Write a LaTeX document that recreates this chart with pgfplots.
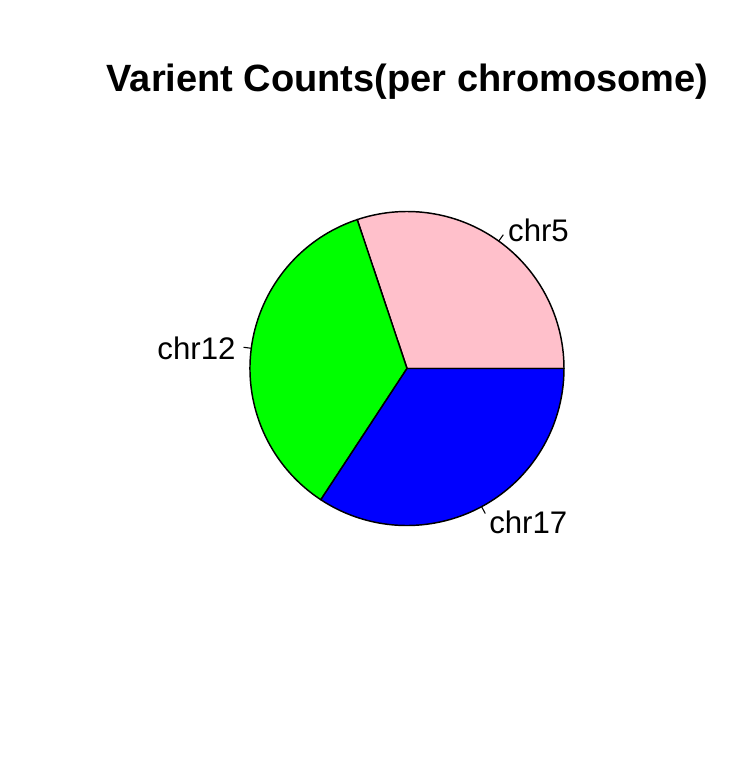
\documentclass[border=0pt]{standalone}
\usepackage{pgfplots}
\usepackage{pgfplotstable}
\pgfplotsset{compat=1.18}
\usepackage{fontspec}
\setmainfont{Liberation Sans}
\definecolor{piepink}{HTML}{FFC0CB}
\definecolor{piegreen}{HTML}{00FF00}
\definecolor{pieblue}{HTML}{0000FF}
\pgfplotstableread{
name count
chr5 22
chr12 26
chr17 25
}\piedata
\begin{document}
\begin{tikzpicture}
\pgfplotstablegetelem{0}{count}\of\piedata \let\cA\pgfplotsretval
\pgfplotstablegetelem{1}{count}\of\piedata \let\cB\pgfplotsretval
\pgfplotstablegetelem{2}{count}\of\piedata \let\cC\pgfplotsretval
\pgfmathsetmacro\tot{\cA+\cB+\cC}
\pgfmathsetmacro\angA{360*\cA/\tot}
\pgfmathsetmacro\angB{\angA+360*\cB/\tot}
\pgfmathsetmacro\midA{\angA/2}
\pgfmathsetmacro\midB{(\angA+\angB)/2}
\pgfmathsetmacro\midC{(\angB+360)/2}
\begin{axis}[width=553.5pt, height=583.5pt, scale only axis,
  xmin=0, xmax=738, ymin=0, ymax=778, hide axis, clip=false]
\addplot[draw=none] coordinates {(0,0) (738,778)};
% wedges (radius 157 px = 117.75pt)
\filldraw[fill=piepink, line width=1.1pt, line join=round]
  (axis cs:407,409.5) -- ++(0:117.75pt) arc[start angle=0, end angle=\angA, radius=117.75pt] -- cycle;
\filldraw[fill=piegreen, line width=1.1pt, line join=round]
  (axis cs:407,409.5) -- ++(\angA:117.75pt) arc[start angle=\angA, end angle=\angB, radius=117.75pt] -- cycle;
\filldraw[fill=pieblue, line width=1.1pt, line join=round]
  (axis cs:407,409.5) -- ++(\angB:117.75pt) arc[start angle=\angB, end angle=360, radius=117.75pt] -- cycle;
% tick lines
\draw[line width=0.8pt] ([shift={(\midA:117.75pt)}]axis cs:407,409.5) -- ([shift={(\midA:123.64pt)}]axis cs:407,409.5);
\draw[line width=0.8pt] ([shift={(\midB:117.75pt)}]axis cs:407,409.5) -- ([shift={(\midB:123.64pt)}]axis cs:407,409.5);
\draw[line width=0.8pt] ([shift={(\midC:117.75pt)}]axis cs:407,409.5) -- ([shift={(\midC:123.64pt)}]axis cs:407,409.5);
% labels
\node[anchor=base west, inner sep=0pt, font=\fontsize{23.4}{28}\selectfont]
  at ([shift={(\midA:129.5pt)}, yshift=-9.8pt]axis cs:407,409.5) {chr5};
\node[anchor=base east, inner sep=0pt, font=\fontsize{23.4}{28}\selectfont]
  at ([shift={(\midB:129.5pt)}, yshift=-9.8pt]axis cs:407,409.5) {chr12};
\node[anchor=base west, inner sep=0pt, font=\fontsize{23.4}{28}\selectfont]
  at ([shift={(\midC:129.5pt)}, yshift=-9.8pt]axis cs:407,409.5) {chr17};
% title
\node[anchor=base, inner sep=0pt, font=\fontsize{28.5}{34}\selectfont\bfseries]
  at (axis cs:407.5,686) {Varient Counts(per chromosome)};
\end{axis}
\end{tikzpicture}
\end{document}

* **WHAT TO DO**:
Would you set down the listing exactly, omitting pictures?

* **OUTPUT OF THE TASK**:
Write a LaTeX document that recreates this chart with pgfplots.
\documentclass[border=0pt]{standalone}
\usepackage{pgfplots}
\usepackage{pgfplotstable}
\pgfplotsset{compat=1.18}
\usepackage{fontspec}
\setmainfont{Liberation Sans}
\definecolor{piepink}{HTML}{FFC0CB}
\definecolor{piegreen}{HTML}{00FF00}
\definecolor{pieblue}{HTML}{0000FF}
\pgfplotstableread{
name count
chr5 22
chr12 26
chr17 25
}\piedata
\begin{document}
\begin{tikzpicture}
\pgfplotstablegetelem{0}{count}\of\piedata \let\cA\pgfplotsretval
\pgfplotstablegetelem{1}{count}\of\piedata \let\cB\pgfplotsretval
\pgfplotstablegetelem{2}{count}\of\piedata \let\cC\pgfplotsretval
\pgfmathsetmacro\tot{\cA+\cB+\cC}
\pgfmathsetmacro\angA{360*\cA/\tot}
\pgfmathsetmacro\angB{\angA+360*\cB/\tot}
\pgfmathsetmacro\midA{\angA/2}
\pgfmathsetmacro\midB{(\angA+\angB)/2}
\pgfmathsetmacro\midC{(\angB+360)/2}
\begin{axis}[width=553.5pt, height=583.5pt, scale only axis,
  xmin=0, xmax=738, ymin=0, ymax=778, hide axis, clip=false]
\addplot[draw=none] coordinates {(0,0) (738,778)};
% wedges (radius 157 px = 117.75pt)
\filldraw[fill=piepink, line width=1.1pt, line join=round]
  (axis cs:407,409.5) -- ++(0:117.75pt) arc[start angle=0, end angle=\angA, radius=117.75pt] -- cycle;
\filldraw[fill=piegreen, line width=1.1pt, line join=round]
  (axis cs:407,409.5) -- ++(\angA:117.75pt) arc[start angle=\angA, end angle=\angB, radius=117.75pt] -- cycle;
\filldraw[fill=pieblue, line width=1.1pt, line join=round]
  (axis cs:407,409.5) -- ++(\angB:117.75pt) arc[start angle=\angB, end angle=360, radius=117.75pt] -- cycle;
% tick lines
\draw[line width=0.8pt] ([shift={(\midA:117.75pt)}]axis cs:407,409.5) -- ([shift={(\midA:123.64pt)}]axis cs:407,409.5);
\draw[line width=0.8pt] ([shift={(\midB:117.75pt)}]axis cs:407,409.5) -- ([shift={(\midB:123.64pt)}]axis cs:407,409.5);
\draw[line width=0.8pt] ([shift={(\midC:117.75pt)}]axis cs:407,409.5) -- ([shift={(\midC:123.64pt)}]axis cs:407,409.5);
% labels
\node[anchor=base west, inner sep=0pt, font=\fontsize{23.4}{28}\selectfont]
  at ([shift={(\midA:129.5pt)}, yshift=-9.8pt]axis cs:407,409.5) {chr5};
\node[anchor=base east, inner sep=0pt, font=\fontsize{23.4}{28}\selectfont]
  at ([shift={(\midB:129.5pt)}, yshift=-9.8pt]axis cs:407,409.5) {chr12};
\node[anchor=base west, inner sep=0pt, font=\fontsize{23.4}{28}\selectfont]
  at ([shift={(\midC:129.5pt)}, yshift=-9.8pt]axis cs:407,409.5) {chr17};
% title
\node[anchor=base, inner sep=0pt, font=\fontsize{28.5}{34}\selectfont\bfseries]
  at (axis cs:407.5,686) {Varient Counts(per chromosome)};
\end{axis}
\end{tikzpicture}
\end{document}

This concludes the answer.